On regarde beaucoup l’équipe. Pour qu’un projet marche, il faut une bonne "techno", de la réussite, un bon contexte mais aussi et surtout une équipe. C’est dit et redit, mais c’est une vérité. Un autre sujet que l’on regarde c’est le "time to market", à savoir est-ce que le marché est mûr sur le produit sur lequel j’investis.

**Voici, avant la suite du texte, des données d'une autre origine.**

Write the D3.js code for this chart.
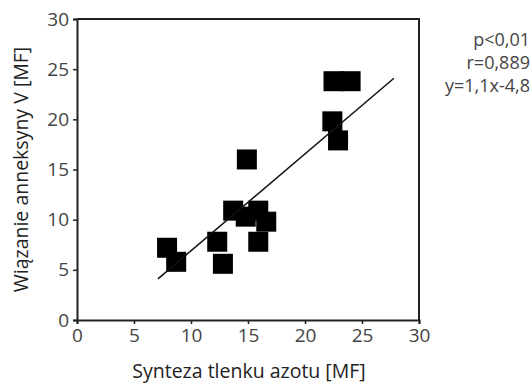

Le directoire de Go Capital. De g. à d., Bertrand Distinguin (président), Jérôme Guéret (DG) et Aude Kermarrec (secrétaire générale) — Photo : Go Capital

Nous faisons beaucoup d’amorçages, donc nous sommes toujours obligés de nous projeter sur le besoin de marché. On se trompe rarement sur le besoin, on se trompe souvent sur le moment où ça va décoller. Enfin, nous regardons aussi la nature des co-investisseurs pour apprécier notre quote-part sur les entreprises dans lesquelles nous investissons. Le fait d’avoir d’autres investisseurs qui ont les poches profondes (type Bpifrance, NDLR) nous rassure sur le risque financier de la société. Quand il s’agit de personnes physiques dans le tour de table, il y a plus d’incertitudes.

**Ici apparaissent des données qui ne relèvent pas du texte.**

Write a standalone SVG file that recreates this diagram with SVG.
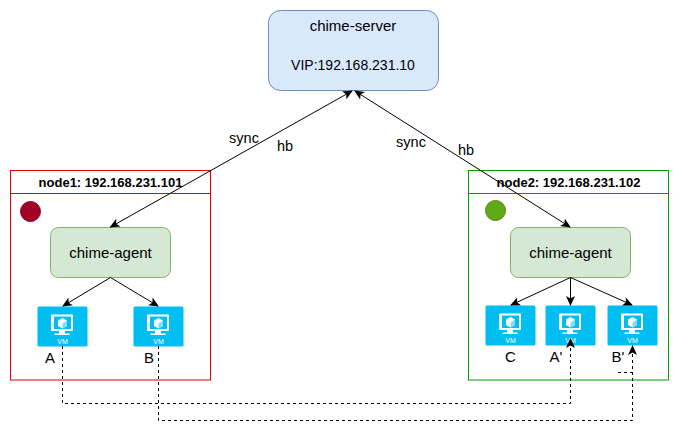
<svg xmlns="http://www.w3.org/2000/svg" width="679" height="432" viewBox="0 0 679 432">
<style>
text{font-family:"Liberation Sans",Arial,sans-serif;font-size:15px;fill:#000;text-anchor:middle}
.c{font-size:15px}
.v{font-size:14px}
.s{font-size:14.500px}
.h{font-size:13px;font-weight:bold}
.vl{font-size:7px;fill:#fff}
.line{fill:none;stroke:#000;stroke-width:1}
.dash{stroke-dasharray:3 3}
.agent{fill:#d5e8d4;stroke:#82b366}
.vmbg{fill:#00bef2}
.vmi{fill:#fff}
</style>
<defs>
<marker id="a" viewBox="0 0 10 10" refX="9" refY="5" markerWidth="10" markerHeight="10" orient="auto-start-reverse" markerUnits="userSpaceOnUse"><path d="M0 0.500L10 5L0 9.500L2.500 5Z" fill="#000"/></marker>
<g id="vm">
<rect class="vmbg" width="50" height="40" rx="1.500"/>
<path class="vmi" fill-rule="evenodd" d="M15.500 8h19a1 1 0 0 1 1 1v14.500a1 1 0 0 1-1 1h-7v2.500h4.500v1.500h-15v-1.500h4.500v-2.500h-7a1 1 0 0 1-1-1v-14.500a1 1 0 0 1 1-1zM16.500 10v12.500h17v-12.500z"/>
<path class="vmi" d="M25 11.500l4.500 2.500v5.500l-4.500 2.500l-4.500-2.500v-5.500z"/>
<path d="M25 17l4.500-3v5.500l-4.500 2.500z" fill="#7fdef8"/>
<text class="vl" x="25" y="37">VM</text>
</g>
</defs>
<g id="node1">
<rect x="10.500" y="170.500" width="200" height="209.500" fill="#fff" stroke="#e00000"/>
<path d="M10.500 193.500h200" stroke="#e00000" fill="none"/>
<text class="h" x="110.500" y="187">node1: 192.168.231.101</text>
<circle cx="30.500" cy="211.500" r="10" fill="#a20025" stroke="#8f0020"/>
</g>
<g id="node2">
<rect x="468.500" y="170.500" width="200" height="209.500" fill="#fff" stroke="#009900"/>
<path d="M468.500 193.500h200" stroke="#009900" fill="none"/>
<text class="h" x="568.500" y="187">node2: 192.168.231.102</text>
<circle cx="495.500" cy="210.500" r="10" fill="#60a917" stroke="#4d8a12"/>
</g>
<g id="server">
<rect x="268.500" y="10.500" width="170" height="80" rx="12" fill="#dae8fc" stroke="#6c8ebf"/>
<text class="c" x="353" y="31">chime-server</text>
<text class="v" x="353" y="70">VIP:192.168.231.10</text>
</g>
<g id="agent1">
<rect class="agent" x="50.500" y="227.500" width="120" height="50" rx="8"/>
<text class="c" x="110.500" y="258">chime-agent</text>
</g>
<g id="agent2">
<rect class="agent" x="510.500" y="227.500" width="120" height="50" rx="8"/>
<text class="c" x="570.500" y="258">chime-agent</text>
</g>
<g id="vmA"><use href="#vm" x="37.500" y="306.500"/></g>
<g id="vmB"><use href="#vm" x="133.500" y="306.500"/></g>
<g id="vmC"><use href="#vm" x="485.500" y="305.500"/></g>
<g id="vmA2"><use href="#vm" x="545.500" y="305.500"/></g>
<g id="vmB2"><use href="#vm" x="607.500" y="305.500"/></g>
<g id="connectors">
<path class="line" d="M352 91L110.500 227" marker-start="url(#a)" marker-end="url(#a)"/>
<path class="line" d="M355 91L570 227" marker-start="url(#a)" marker-end="url(#a)"/>
<path class="line" d="M110.500 277.500L63 306" marker-end="url(#a)"/>
<path class="line" d="M110.500 277.500L158 306" marker-end="url(#a)"/>
<path class="line" d="M570.500 277.500L511 305" marker-end="url(#a)"/>
<path class="line" d="M570.500 277.500V305" marker-end="url(#a)"/>
<path class="line" d="M570.500 277.500L632 305" marker-end="url(#a)"/>
<path class="line dash" d="M62.500 346V403.500H570.500V339" marker-end="url(#a)"/>
<path class="line dash" d="M158.500 346V420.500H632.500V346" marker-end="url(#a)"/>
<path class="line dash" d="M618 372.500H632"/>
</g>
<g id="labels">
<text class="s" x="244" y="143">sync</text>
<text class="s" x="285" y="151">hb</text>
<text class="s" x="411" y="147">sync</text>
<text class="s" x="466" y="155">hb</text>
<text x="50" y="363">A</text>
<text x="149" y="363">B</text>
<text x="510.500" y="362">C</text>
<text x="556" y="362">A'</text>
<text x="618" y="362">B'</text>
</g>
</svg>
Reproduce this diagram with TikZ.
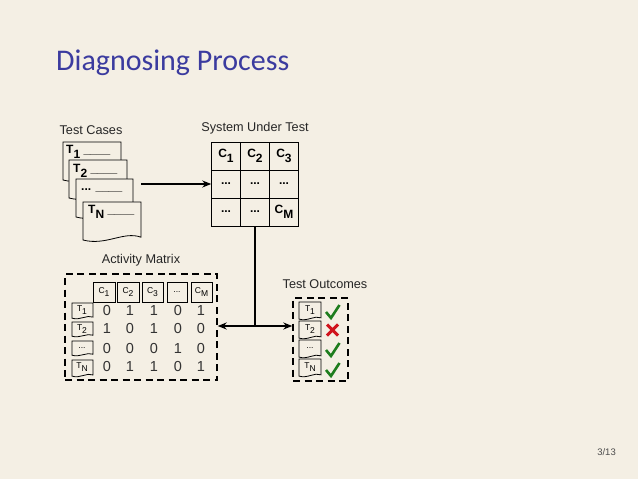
\documentclass[tikz,border=0pt]{standalone}
\usepackage{fontspec}
\setmainfont{Liberation Sans}
\newfontfamily\titlefont{Carlito}
\usepackage{tikz}
\usetikzlibrary{positioning,arrows.meta}
\definecolor{slidebg}{HTML}{F4EFE4}
\definecolor{titleblue}{HTML}{3B3B9F}
\definecolor{okgreen}{HTML}{1E7D1E}
\definecolor{badred}{HTML}{D0141E}
\newcommand{\docpath}[4]{(#1,#2) -- (#1+#3,#2) -- (#1+#3,#2+0.88*#4) .. controls (#1+0.7*#3,#2+0.72*#4) and (#1+0.4*#3,#2+1.1*#4) .. (#1,#2+0.95*#4) -- cycle}
\newcommand{\okmark}[2]{\draw[okgreen,line width=2.6pt] (#1,#2) -- ++(5,6) -- ++(8.5,-13);}
\newcommand{\badmark}[2]{\draw[badred,line width=3pt] (#1,#2) ++(-5.5,-5.5) -- ++(11,11) ++(-11,0) -- ++(11,-11);}
\newcommand{\dotlbl}{...}
\tikzset{
 x=1pt,y=-1pt,
 lbl/.style={font=\fontsize{12.7}{14}\selectfont,text=black!85,inner sep=0pt},
 doc/.style={draw=black,line width=0.8pt,fill=slidebg},
 doclbl/.style={anchor=west,inner sep=0pt,font=\bfseries\fontsize{12}{14}\selectfont},
 cellbox/.style={draw=black,line width=0.9pt,minimum width=28.6pt,minimum height=28pt,inner sep=0pt,font=\bfseries\fontsize{12}{14}\selectfont},
 headbox/.style={draw=black,line width=0.8pt,minimum height=20pt,inner sep=0pt,font=\fontsize{8.5}{10}\selectfont},
 val/.style={inner sep=0pt,font=\fontsize{14.5}{15}\selectfont,text=black!80},
 small/.style={inner sep=0pt,font=\fontsize{8.5}{10}\selectfont},
 dashbox/.style={draw=black,line width=1.4pt,dash pattern=on 7pt off 4.5pt},
 conn/.style={line width=1.4pt,draw=black,-{Stealth[length=9pt,width=7pt]}}
}
\begin{document}
\begin{tikzpicture}
\useasboundingbox[fill=slidebg] (0,0) rectangle (638,479);
\node[anchor=west,inner sep=0pt,text=titleblue,font=\titlefont\fontsize{30}{32}\selectfont] (title) at (56,63) {Diagnosing Process};
\node[lbl] (lblcases) at (91,130) {Test Cases};
\node[lbl] (lblsut) at (255,128) {System Under Test};
\node[lbl] (lblmatrix) at (141,260) {Activity Matrix};
\node[lbl] (lbloutcomes) at (325,284) {Test Outcomes};
% stacked test cases
\draw[doc] \docpath{63}{142}{58}{40};
\draw[doc] \docpath{69}{160}{58}{40};
\draw[doc] \docpath{76}{179}{57}{40};
\draw[doc] \docpath{83}{202}{58}{40};
\node[doclbl] (case1) at (66,152) {T\raisebox{-5pt}{1} \_\_\_\_};
\node[doclbl] (case2) at (73,170.5) {T\raisebox{-5pt}{2} \_\_\_\_};
\node[doclbl] (case3) at (81,190) {... \_\_\_\_};
\node[doclbl] (case4) at (88,212) {T\raisebox{-5pt}{N} \_\_\_\_};
\coordinate (casesout) at (141,184);
% system under test
\node[cellbox] (c11) at (226,156) {C\raisebox{-5pt}{1}};
\node[cellbox] (c12) at (255,156) {C\raisebox{-5pt}{2}};
\node[cellbox] (c13) at (284,156) {C\raisebox{-5pt}{3}};
\node[cellbox] (c21) at (226,184) {...};
\node[cellbox] (c22) at (255,184) {...};
\node[cellbox] (c23) at (284,184) {...};
\node[cellbox] (c31) at (226,212) {...};
\node[cellbox] (c32) at (255,212) {...};
\node[cellbox] (c33) at (284,212) {C\raisebox{-5pt}{M}};
\draw[conn] (casesout) -- (c21.west);
% activity matrix
\node[dashbox,minimum width=152pt,minimum height=106pt,inner sep=0pt] (matrixbox) at (141,327) {};
\node[headbox,minimum width=22pt] (h1) at (104,292) {C\raisebox{-3pt}{1}};
\node[headbox,minimum width=22pt] (h2) at (128,292) {C\raisebox{-3pt}{2}};
\node[headbox,minimum width=21pt] (h3) at (152.5,292) {C\raisebox{-3pt}{3}};
\node[headbox,minimum width=20pt] (h4) at (177,292) {...};
\node[headbox,minimum width=21pt] (h5) at (201.5,292) {C\raisebox{-3pt}{M}};
\foreach \py/\ph/\txt [count=\i] in {303/16/{T\raisebox{-3pt}{1}},322/15/{T\raisebox{-3pt}{2}},341/15/{\dotlbl},360/17/{T\raisebox{-3pt}{N}}}{
 \draw[doc] \docpath{72}{\py}{21}{\ph};
 \node[small] (rowdoc\i) at (82,\py+7.5) {\txt};
}
\foreach \py/\a/\b/\c/\d/\e in {311/0/1/1/0/1,329/1/0/1/0/0,349/0/0/0/1/0,367/0/1/1/0/1}{
 \node[val] at (107,\py) {\a};
 \node[val] at (130,\py) {\b};
 \node[val] at (154,\py) {\c};
 \node[val] at (178,\py) {\d};
 \node[val] at (201,\py) {\e};
}
% test outcomes
\node[dashbox,minimum width=55pt,minimum height=83pt,inner sep=0pt] (outbox) at (320.5,339.5) {};
\foreach \py/\txt [count=\i] in {302/{T\raisebox{-3pt}{1}},321/{T\raisebox{-3pt}{2}},340/{\dotlbl},359/{T\raisebox{-3pt}{N}}}{
 \draw[doc] \docpath{299}{\py}{22}{18};
 \node[small] (outdoc\i) at (310,\py+8) {\txt};
}
\okmark{326}{312}
\badmark{332.5}{330}
\okmark{326}{350}
\okmark{326}{370}
% connectors
\coordinate (joint) at (255,326);
\draw[line width=1.4pt] (c32.south) -- (joint);
\draw[conn] (joint) -- (matrixbox.east |- joint);
\draw[conn] (joint) -- (outbox.west |- joint);
\node[anchor=east,inner sep=0pt,font=\fontsize{9.5}{10}\selectfont,text=black!70] (pagenum) at (616,452) {3/13};
\end{tikzpicture}
\end{document}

"On a toujours de l’argent disponible."

Les impacts extra-financiers des entreprises rentrent-ils aussi en ligne de compte dans vos appréciations ?

Oui, et ça va s’accentuer. Il y a 4 ans, pour donner du sens à notre mission d’investisseur, nous avons souhaité orienter nos investissements sur le côté impact et environnemental, estimant que Go Capital pouvait avoir une réelle contribution sur les trajectoires des sociétés dans lesquelles il investit. Nous avons d’abord initié cette démarche dans notre quotidien d’investisseur en élaborant des notes internes, des tableaux de bord spécifiques, des audits… En début d’année, nous avons fait un pas supplémentaire en lançant le fonds Impact Océan Capital (avec un cap d’abondement à 70 M€, NDLR). C’est un fond de type article 9 qui fixe des engagements formels avec des critères de sélection extra-financiers. Cela se traduit notamment par la mise en œuvre d’un comité spécifique d’experts qui émet un avis et des recommandations uniquement sur les aspects liés aux critères d’impact. Dans les années à venir on souhaite avoir une migration de nos fonds sur des fonds à impact de manière majoritaire.

Go Capital vient de fêter ses 20 ans. Comment voyez-vous votre développement dans les années à venir ?

Même si nous avons quelques outils de dimension nationale, nous souhaitons continuer de rayonner dans le Grand Ouest, en restant proches des entreprises locales. Autrement, nous souhaitons continuer d’investir sur l’innovation et l’impact. L’enjeu que nous avons pour une société comme Go Capital, c’est aussi la taille des fonds que l’on a en gestion. Nous avons des objectifs de grandir, sans changer les valeurs de l’entreprise.

En termes de performances, nous devrions faire une très bonne année en 2023 sur les montants déployés et le nombre d’investissements dans les entreprises innovantes. La crise que l’on traverse ne nous inquiète pas. On a toujours de l’argent disponible pour les entrepreneurs innovants du territoire.